Time flies by and you lose your ability to defend yourself physically or emotionally because you may not trust your sense of what is going on around you or within you. You begin to falter. You begin to doubt that you can do anything right for yourself, or anyone, that would sustain your life. You have stopped believing in yourself and have lost all your self-esteem and self-worth. You feel that you have been beaten down so hard and so long that you cannot find the will to stand up for your rights anymore simply because you now believe you do not have any.
You feel that your rights have been taken away from you and therefore you loosen your personal boundaries and emotional boundaries and do not take heed to situations that may harm you. This is not how you started life, is it? Somewhere along this time-line you have lost the ability to verbally and physically defend yourself whenever anyone starts intruding in your personal life. You simply do not care!
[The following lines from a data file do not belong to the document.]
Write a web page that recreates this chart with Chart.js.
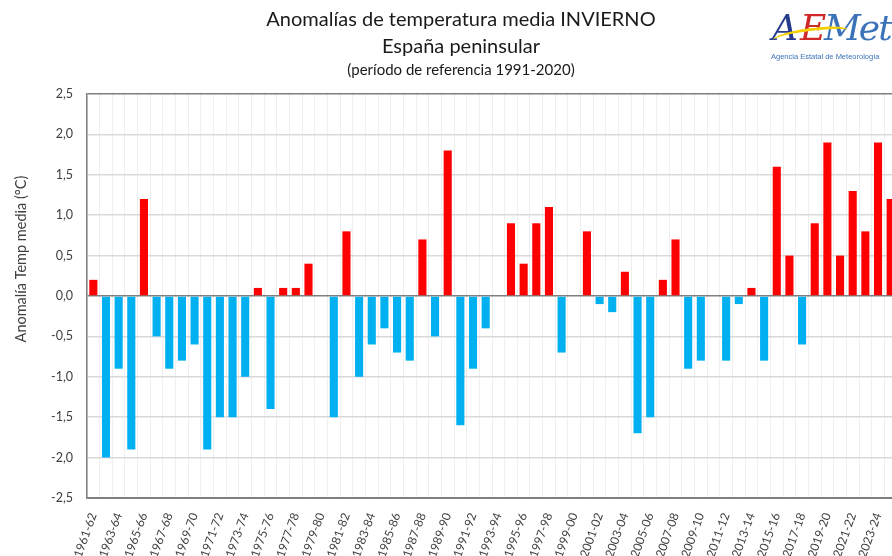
<!DOCTYPE html>
<html>
<head>
<meta charset="utf-8">
<script src="https://cdn.jsdelivr.net/npm/chart.js@4.4.1/dist/chart.umd.min.js"></script>
<style>
  body { margin: 0; width: 892px; height: 556px; overflow: hidden; background: #fff; position: relative; }
  #myChart { position: absolute; left: 0; top: 0; }
  #logo { position: absolute; left: 768px; top: 6px; width: 124px; height: 60px; }
  #logo .big { position: absolute; top: 0; font-family: "DejaVu Serif", serif; font-size: 36px; font-style: italic; line-height: 44px; }
  #logo .a { left: 4px; color: #283c8e; }
  #logo .e { left: 32px; color: #cf2a27; }
  #logo .m { left: 56px; color: #3b73b9; letter-spacing: -2px; }
  #logo .swoosh { position: absolute; left: 4px; top: 22px; width: 76px; height: 12px; border-top: 3px solid #f5d000; border-radius: 60% 40% 0 0; transform: rotate(-6deg); }
  #logo .sub { position: absolute; left: 3px; top: 46px; font-family: "Liberation Sans", sans-serif; font-size: 7.5px; color: #3b73b9; white-space: nowrap; }
</style>
</head>
<body>
<canvas id="myChart" width="922" height="556"></canvas>
<div id="logo">
  <span class="big a">A</span>
  <span class="big e">E</span>
  <span class="big m">Met</span>
  <div class="swoosh"></div>
  <div class="sub">Agencia Estatal de Meteorología</div>
</div>
<script>
const seasons = ['1961-62', '1962-63', '1963-64', '1964-65', '1965-66', '1966-67', '1967-68', '1968-69',
  '1969-70', '1970-71', '1971-72', '1972-73', '1973-74', '1974-75', '1975-76', '1976-77',
  '1977-78', '1978-79', '1979-80', '1980-81', '1981-82', '1982-83', '1983-84', '1984-85',
  '1985-86', '1986-87', '1987-88', '1988-89', '1989-90', '1990-91', '1991-92', '1992-93',
  '1993-94', '1994-95', '1995-96', '1996-97', '1997-98', '1998-99', '1999-00', '2000-01',
  '2001-02', '2002-03', '2003-04', '2004-05', '2005-06', '2006-07', '2007-08', '2008-09',
  '2009-10', '2010-11', '2011-12', '2012-13', '2013-14', '2014-15', '2015-16', '2016-17',
  '2017-18', '2018-19', '2019-20', '2020-21', '2021-22', '2022-23', '2023-24', '2024-25'];

const anomalies = [0.2, -2.0, -0.9, -1.9, 1.2, -0.5, -0.9, -0.8,
  -0.6, -1.9, -1.5, -1.5, -1.0, 0.1, -1.4, 0.1,
  0.1, 0.4, 0.0, -1.5, 0.8, -1.0, -0.6, -0.4,
  -0.7, -0.8, 0.7, -0.5, 1.8, -1.6, -0.9, -0.4,
  0.0, 0.9, 0.4, 0.9, 1.1, -0.7, 0.0, 0.8,
  -0.1, -0.2, 0.3, -1.7, -1.5, 0.2, 0.7, -0.9,
  -0.8, 0.0, -0.8, -0.1, 0.1, -0.8, 1.6, 0.5,
  -0.6, 0.9, 1.9, 0.5, 1.3, 0.8, 1.9, 1.2];

const yTickLabels = ['-2,5', '-2,0', '-1,5', '-1,0', '-0,5', '0,0', '0,5', '1,0', '1,5', '2,0', '2,5'];

const titleLines = ['Anomalías de temperatura media INVIERNO', 'España peninsular'];
const subtitleText = '(período de referencia 1991-2020)';
const yAxisTitle = 'Anomalía Temp media (°C)';

const warmColor = '#ff0000';
const coldColor = '#00b0f0';

function barColor(value) {
  return value >= 0 ? warmColor : coldColor;
}

// y title is drawn by hand: Excel puts it a bit above the middle of the axis
const yTitlePlugin = {
  id: 'yTitle',
  afterDraw(chart) {
    const c = chart.ctx;
    c.save();
    c.translate(21, 259);
    c.rotate(-Math.PI / 2);
    c.font = '14.5px Lato';
    c.fillStyle = '#404040';
    c.textAlign = 'center';
    c.textBaseline = 'middle';
    c.fillText(yAxisTitle, 0, 0);
    c.restore();
  },
};

function renderChart() {
  const ctx = document.getElementById('myChart').getContext('2d');

  new Chart(ctx, {
    type: 'bar',
    data: {
      labels: seasons,
      datasets: [
        {
          label: 'Anomalía',
          data: anomalies,
          backgroundColor: anomalies.map(barColor),
          borderWidth: 0,
          barPercentage: 0.64,
          categoryPercentage: 1,
        },
      ],
    },
    plugins: [yTitlePlugin],
    options: {
      responsive: false,
      animation: false,
      layout: {
        padding: 0,
      },
      scales: {
        x: {
          afterFit: function (scale) { scale.height = 58; },
          grid: {
            color: '#efefef',
            drawTicks: false,
            offset: true,
          },
          border: { display: true, color: '#7f7f7f', width: 1.5 },
          ticks: {
            autoSkip: false,
            minRotation: 70,
            maxRotation: 70,
            padding: 13,
            color: '#404040',
            font: { family: 'Lato', size: 12 },
            callback: function (value, index) {
              return index % 2 === 0 ? seasons[index] : '';
            },
          },
        },
        y: {
          min: -2.5,
          max: 2.5,
          afterFit: function (scale) { scale.width = 87; },
          grid: {
            drawTicks: false,
            color: function (context) {
              const v = context.tick ? context.tick.value : null;
              if (v === 0 || v === 2.5 || v === -2.5) return '#7f7f7f';
              return '#d9d9d9';
            },
            lineWidth: function (context) {
              const v = context.tick ? context.tick.value : null;
              return v === -2.5 ? 1 : 1.5;
            },
          },
          border: { display: true, color: '#7f7f7f', width: 1.5 },
          ticks: {
            stepSize: 0.5,
            padding: 14,
            color: '#404040',
            font: { family: 'Lato', size: 12.5 },
            callback: function (value, index) {
              return yTickLabels[index];
            },
          },
        },
        // empty axis on the right, only there to push the plot so the title sits where Excel put it
        yRight: {
          position: 'right',
          display: true,
          afterFit: function (scale) { scale.width = 25; },
          grid: { display: false },
          border: { display: false },
          ticks: { display: false },
        },
      },
      plugins: {
        legend: { display: false },
        tooltip: { enabled: false },
        title: {
          display: true,
          text: titleLines,
          color: '#1a1a1a',
          font: { family: 'Lato', size: 20, weight: 'normal', lineHeight: 1.35 },
          padding: { top: 6, bottom: 1 },
        },
        subtitle: {
          display: true,
          text: subtitleText,
          color: '#1a1a1a',
          font: { family: 'Lato', size: 15, weight: 'normal', lineHeight: 1.2 },
          padding: { top: 0, bottom: 15 },
        },
      },
    },
  });
}

renderChart();
</script>
</body>
</html>
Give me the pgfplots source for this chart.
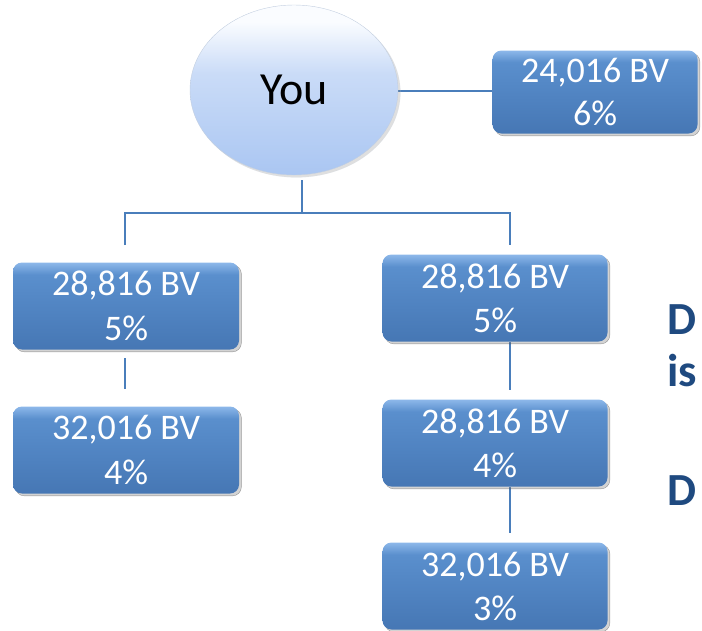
\documentclass[border=0pt]{standalone}
\usepackage{pgfplots}
\pgfplotsset{compat=1.18}
\usepackage{fontspec}
\setmainfont{Carlito}
\usetikzlibrary{shapes.geometric,shadows}
\definecolor{boxtop}{HTML}{8DB8EA}
\definecolor{boxup}{HTML}{5A8FCD}
\definecolor{boxmid}{HTML}{4F82C0}
\definecolor{boxbot}{HTML}{4677B4}
\definecolor{lineblue}{HTML}{4A7EBB}
\definecolor{ovaltop}{HTML}{FAFCFF}
\definecolor{ovalbot}{HTML}{AAC6F2}
\definecolor{darkblue}{HTML}{1F4A80}
\pgfdeclareverticalshading{boxshade}{100bp}{color(0bp)=(boxbot); color(25bp)=(boxbot); color(45bp)=(boxmid); color(68bp)=(boxup); color(75bp)=(boxtop); color(100bp)=(boxtop)}
\pgfdeclareverticalshading{ovalshade}{100bp}{color(0bp)=(ovalbot); color(25bp)=(ovalbot); color(55bp)=(ovalbot!60!ovaltop); color(70bp)=(ovaltop); color(100bp)=(ovaltop)}
\begin{document}
\begin{tikzpicture}
\begin{axis}[name=ax,
  scale only axis, width=702pt, height=630pt,
  xmin=0, xmax=702, ymin=0, ymax=630, y dir=reverse,
  hide axis, clip=false,
  point meta=explicit symbolic,
  nodes near coords={\pgfplotspointmeta},
]
% connectors
\addplot[lineblue, line width=1.6pt] coordinates {(398,91) (493,91)};
\addplot[lineblue, line width=1.6pt] coordinates {(302,180) (302,213)};
\addplot[lineblue, line width=1.6pt] coordinates {(125,245) (125,213) (510,213) (510,245)};
\addplot[lineblue, line width=1.6pt] coordinates {(125,358) (125,389)};
\addplot[lineblue, line width=1.6pt] coordinates {(510,342) (510,390)};
\addplot[lineblue, line width=1.6pt] coordinates {(510,487) (510,533)};
% oval
\addplot[only marks, mark=none,
  every node near coord/.style={anchor=center, ellipse, inner sep=0pt,
    minimum width=208pt, minimum height=170pt, shading=ovalshade,
    draw=ovalbot!80!black!50, line width=0.4pt, drop shadow={opacity=0.25},
    text=black, font=\fontsize{46}{50}\selectfont}]
  coordinates {(294,90) [You]};
% top right box
\addplot[only marks, mark=none,
  every node near coord/.style={anchor=center, rounded corners=9pt, inner sep=0pt,
    minimum width=205pt, minimum height=83pt, shading=boxshade,
    drop shadow={opacity=0.35}, text=white, align=center,
    font=\fontsize{36}{43}\selectfont}]
  coordinates {(595,92) [{24,016 BV\\6\%}]};
% left boxes
\addplot[only marks, mark=none,
  every node near coord/.style={anchor=center, rounded corners=9pt, inner sep=0pt,
    minimum width=226pt, minimum height=87pt, shading=boxshade,
    drop shadow={opacity=0.35}, text=white, align=center,
    font=\fontsize{36}{45}\selectfont}]
  coordinates {(126,306) [{28,816 BV\\5\%}] (126,450) [{32,016 BV\\4\%}]};
% right boxes
\addplot[only marks, mark=none,
  every node near coord/.style={anchor=center, rounded corners=9pt, inner sep=0pt,
    minimum width=225pt, minimum height=87pt, shading=boxshade,
    drop shadow={opacity=0.35}, text=white, align=center,
    font=\fontsize{36}{44}\selectfont}]
  coordinates {(495,298) [{28,816 BV\\5\%}] (495,443) [{28,816 BV\\4\%}] (495,586) [{32,016 BV\\3\%}]};
% right side text
\addplot[only marks, mark=none,
  every node near coord/.style={anchor=base west, inner sep=0pt, text=darkblue,
    font=\fontsize{46}{50}\selectfont\bfseries}]
  coordinates {(667,334) [D] (667,386) [is] (667,505) [D]};
\end{axis}
\pgfresetboundingbox
\path (ax.south west) rectangle (ax.north east);
\end{tikzpicture}
\end{document}
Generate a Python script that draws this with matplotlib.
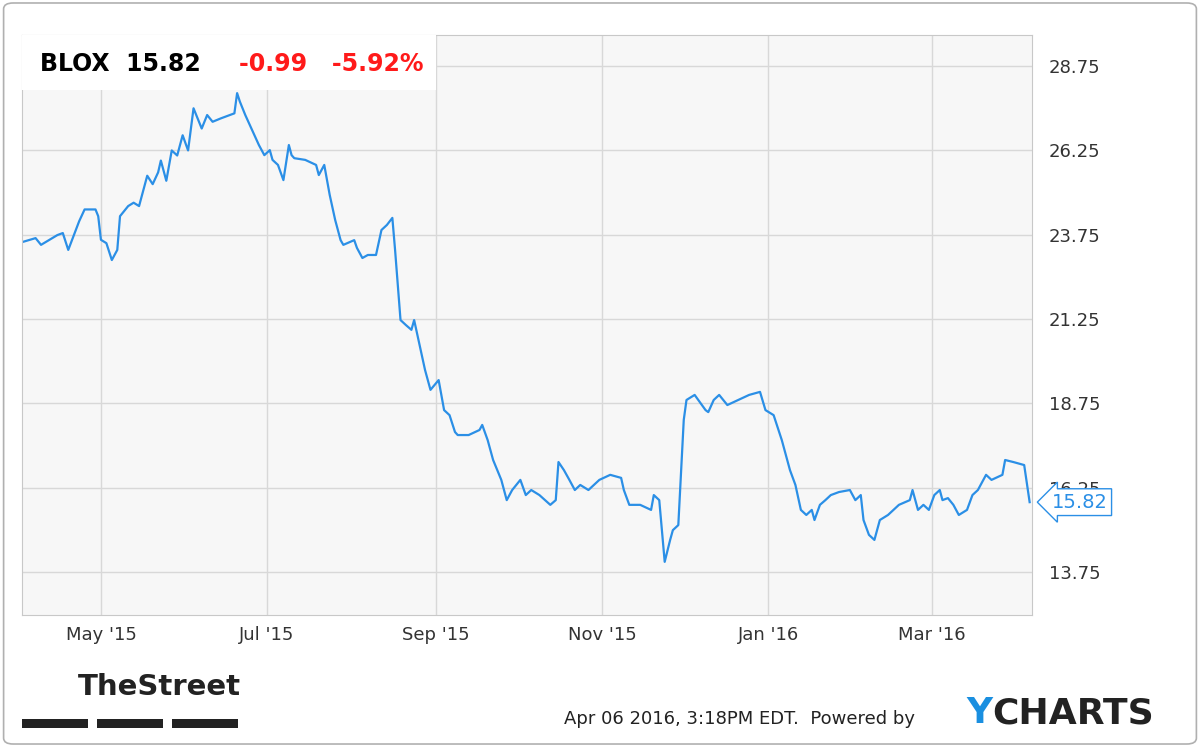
import matplotlib
matplotlib.use("Agg")
import matplotlib.pyplot as plt
import matplotlib.dates as mdates
import pandas as pd
from matplotlib.patches import FancyBboxPatch, Rectangle

ticker = "BLOX"
last_price = 15.82
change = "-0.99"
change_pct = "-5.92%"

dates = ["2015-04-02", "2015-04-07", "2015-04-09", "2015-04-15", "2015-04-17", "2015-04-19",
         "2015-04-23", "2015-04-25", "2015-04-29", "2015-04-30", "2015-05-01", "2015-05-03",
         "2015-05-05", "2015-05-07", "2015-05-08", "2015-05-11", "2015-05-13", "2015-05-15",
         "2015-05-18", "2015-05-20", "2015-05-22", "2015-05-23", "2015-05-25", "2015-05-27",
         "2015-05-29", "2015-05-31", "2015-06-02", "2015-06-04", "2015-06-06", "2015-06-07",
         "2015-06-09", "2015-06-11", "2015-06-14", "2015-06-19", "2015-06-20", "2015-06-21",
         "2015-06-23", "2015-06-28", "2015-06-30", "2015-07-02", "2015-07-03", "2015-07-05",
         "2015-07-07", "2015-07-09", "2015-07-10", "2015-07-11", "2015-07-15", "2015-07-19",
         "2015-07-20", "2015-07-22", "2015-07-24", "2015-07-26", "2015-07-28", "2015-07-29",
         "2015-08-02", "2015-08-03", "2015-08-05", "2015-08-07", "2015-08-10", "2015-08-12",
         "2015-08-14", "2015-08-16", "2015-08-17", "2015-08-19", "2015-08-21", "2015-08-23",
         "2015-08-24", "2015-08-26", "2015-08-28", "2015-08-30", "2015-09-02", "2015-09-04",
         "2015-09-06", "2015-09-08", "2015-09-09", "2015-09-13", "2015-09-17", "2015-09-18",
         "2015-09-20", "2015-09-22", "2015-09-25", "2015-09-27", "2015-09-29", "2015-10-02",
         "2015-10-04", "2015-10-06", "2015-10-09", "2015-10-13", "2015-10-15", "2015-10-16",
         "2015-10-18", "2015-10-20", "2015-10-22", "2015-10-24", "2015-10-27", "2015-10-31",
         "2015-11-04", "2015-11-08", "2015-11-09", "2015-11-11", "2015-11-15", "2015-11-19",
         "2015-11-20", "2015-11-22", "2015-11-24", "2015-11-26", "2015-11-27", "2015-11-29",
         "2015-12-01", "2015-12-02", "2015-12-05", "2015-12-09", "2015-12-10", "2015-12-12",
         "2015-12-14", "2015-12-17", "2015-12-21", "2015-12-25", "2015-12-29", "2015-12-31",
         "2016-01-03", "2016-01-06", "2016-01-08", "2016-01-09", "2016-01-11", "2016-01-13",
         "2016-01-15", "2016-01-17", "2016-01-18", "2016-01-20", "2016-01-22", "2016-01-24",
         "2016-01-27", "2016-01-31", "2016-02-02", "2016-02-04", "2016-02-05", "2016-02-07",
         "2016-02-09", "2016-02-11", "2016-02-14", "2016-02-16", "2016-02-18", "2016-02-22",
         "2016-02-23", "2016-02-25", "2016-02-27", "2016-02-29", "2016-03-02", "2016-03-04",
         "2016-03-05", "2016-03-07", "2016-03-09", "2016-03-11", "2016-03-14", "2016-03-16",
         "2016-03-18", "2016-03-20", "2016-03-21", "2016-03-23", "2016-03-27", "2016-03-28",
         "2016-03-31", "2016-04-04", "2016-04-06"]

prices = [23.53, 23.65, 23.45, 23.74, 23.80, 23.30,
          24.15, 24.50, 24.50, 24.30, 23.60, 23.50,
          23.00, 23.30, 24.30, 24.60, 24.70, 24.60,
          25.50, 25.25, 25.60, 25.95, 25.35, 26.25,
          26.10, 26.70, 26.25, 27.50, 27.10, 26.90,
          27.30, 27.10, 27.20, 27.35, 27.95, 27.70,
          27.30, 26.41, 26.11, 26.26, 25.97, 25.82,
          25.37, 26.41, 26.11, 26.02, 25.97, 25.82,
          25.52, 25.82, 24.93, 24.19, 23.59, 23.45,
          23.59, 23.36, 23.06, 23.15, 23.15, 23.89,
          24.04, 24.25, 23.30, 21.22, 21.07, 20.93,
          21.22, 20.48, 19.74, 19.15, 19.44, 18.55,
          18.40, 17.90, 17.81, 17.81, 17.96, 18.11,
          17.66, 17.07, 16.48, 15.88, 16.18, 16.48,
          16.03, 16.18, 16.03, 15.74, 15.88, 17.01,
          16.77, 16.48, 16.18, 16.33, 16.18, 16.48,
          16.63, 16.54, 16.18, 15.74, 15.74, 15.59,
          16.03, 15.88, 14.05, 14.70, 14.99, 15.14,
          18.26, 18.85, 19.00, 18.55, 18.49, 18.85,
          19.00, 18.70, 18.85, 19.00, 19.09, 18.55,
          18.40, 17.66, 17.07, 16.77, 16.33, 15.59,
          15.44, 15.59, 15.29, 15.74, 15.88, 16.03,
          16.12, 16.18, 15.88, 16.03, 15.29, 14.85,
          14.70, 15.29, 15.44, 15.59, 15.74, 15.88,
          16.18, 15.59, 15.74, 15.59, 16.03, 16.18,
          15.88, 15.94, 15.74, 15.44, 15.59, 16.03,
          16.18, 16.48, 16.63, 16.48, 16.63, 17.07,
          17.01, 16.92, 15.82]

yticks = [13.75, 16.25, 18.75, 21.25, 23.75, 26.25, 28.75]
month_ticks = ["2015-05-01", "2015-07-01", "2015-09-01", "2015-11-01", "2016-01-01", "2016-03-01"]

x = pd.to_datetime(dates)
blue = "#2b8fe6"

fig = plt.figure(figsize=(12, 7.47), dpi=100)
fig.patch.set_facecolor("white")
fig.add_artist(FancyBboxPatch((0.003, 0.004), 0.994, 0.992, boxstyle="round,pad=0,rounding_size=0.008",
                              transform=fig.transFigure, fc="none", ec="#b0b0b0", lw=1.2, zorder=-10))

ax = fig.add_axes([0.0183, 0.177, 0.842, 0.776])
ax.set_facecolor("#f7f7f7")
ax.plot(x, prices, color=blue, lw=1.6)
ax.set_xlim(pd.Timestamp("2015-04-02"), pd.Timestamp("2016-04-07"))
ax.set_ylim(12.48, 29.67)
ax.set_yticks(yticks)
ax.set_yticklabels([f"{v:.2f}" for v in yticks])
ax.yaxis.tick_right()
ax.set_xticks(pd.to_datetime(month_ticks))
ax.xaxis.set_major_formatter(mdates.DateFormatter("%b '%y"))
ax.grid(True, color="#d8d8d8", lw=1)
ax.set_axisbelow(True)
ax.tick_params(length=0, labelsize=13, colors="#333333", pad=8)
ax.tick_params(axis="y", pad=12)
for s in ax.spines.values():
    s.set_color("#c8c8c8")

# header box
ax.add_patch(Rectangle((0, 0.905), 0.41, 0.095, transform=ax.transAxes, fc="white", ec="none", zorder=3))
ax.text(0.018, 0.95, f"{ticker}  {last_price:.2f}", transform=ax.transAxes, fontsize=17,
        fontweight="bold", va="center", color="black", zorder=4)
ax.text(0.215, 0.95, f"{change}   {change_pct}", transform=ax.transAxes, fontsize=17,
        fontweight="bold", va="center", color="#ff1a1a", zorder=4)

# last price tag
ax.annotate(f"{last_price:.2f}", xy=(1.0, last_price), xycoords=("axes fraction", "data"),
            xytext=(14, 0), textcoords="offset points", va="center", ha="left",
            fontsize=14, color=blue, annotation_clip=False, zorder=5,
            bbox=dict(boxstyle="larrow,pad=0.2", fc="white", ec=blue, lw=1))

# footer
fig.text(0.065, 0.062, "TheStreet", fontsize=21, fontweight="bold", family="Liberation Sans Narrow",
         color="#222222", ha="left", va="bottom")
for i in range(3):
    fig.add_artist(Rectangle((0.018 + i * 0.0625, 0.026), 0.055, 0.011, transform=fig.transFigure,
                             fc="#222222", ec="none"))
fig.text(0.47, 0.038, "Apr 06 2016, 3:18PM EDT.  Powered by", fontsize=13, color="#222222", va="center")
fig.text(0.805, 0.045, "Y", fontsize=26, fontweight="bold", color="#1a8fe0", va="center")
fig.text(0.827, 0.045, "CHARTS", fontsize=26, fontweight="bold", color="#222222", va="center")

fig.savefig("out.png", dpi=100)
You really do not have an iota of self respect anymore and mostly do not respect anyone else. You stop taking care of yourself and do not care about your personal and emotional safety. You do not care about your security in life or your ability to take care of your needs. All these things have no meaning; all because you stopped believing in yourself, your abilities, and your inherent self-esteem and self-worth.
Learning how to bring back that self confidence and self esteem to start believing in yourself again is no easy task. You must re-learn how to trust yourself and know that you can make the right decisions that will once again lead you into a productive life. A positive belief in yourself can be very powerful and extremely rewarding, just as much and as powerful as a negative belief in yourself can be harmful. You can start believing in yourself and developing positive things in your life again to really re-build your self-worth.
When you start believing in yourself again you start feeling you actually have rights once again; and you are far more likely to start defending yourself, both physically and emotionally. You will begin to do whatever it takes to stay safe, just as you did when you were a child growing up. You start losing your self-esteem issues and developing a positive self-image once again.
You begin to re-learn the difference between truth and lies and build upon the basic fact that you are once again a worthy human being. You now start truly believing that you can take care of yourself and have an understanding that you may not always be in the safest place physically and emotionally, but are able to defend yourself adequately.
You can now understand that your beliefs and believing in yourself were developed by your sense of the world, both real and imagined. You now develop a model of life that will keep you safe, emotionally and physically with a greater sense of self-worth and self-esteem. Beliefs are changeable and you begin to believe this as you re-grow yourself and start a new life. What you believed in at age 10 is certainly not what you believe in now.
You can certainly take charge of your life and bring back four major beliefs:
Your self-respect is worth standing up for.
You deserve to live and be safe.
You have the ability to keep yourself safe.
You have the ability to truly believe in myself.
When you truly begin believing in yourself and have reset your boundaries both internally and externally, you have strengthened your self-worth and a physical or emotional attack becomes, once again, unacceptable to you. You will understand that you are now a determined, strong, responsible person and know what you want that will keep you safe. You are very much less likely to let any emotional or physical abuse control your life and understand that these things happen and are a fact of life.
You will not put up with anything that will upset your life, anymore. The most important thing you have learned; you can transform your life and begin believing in yourself again and have a strong sense of self-worth and self-esteem.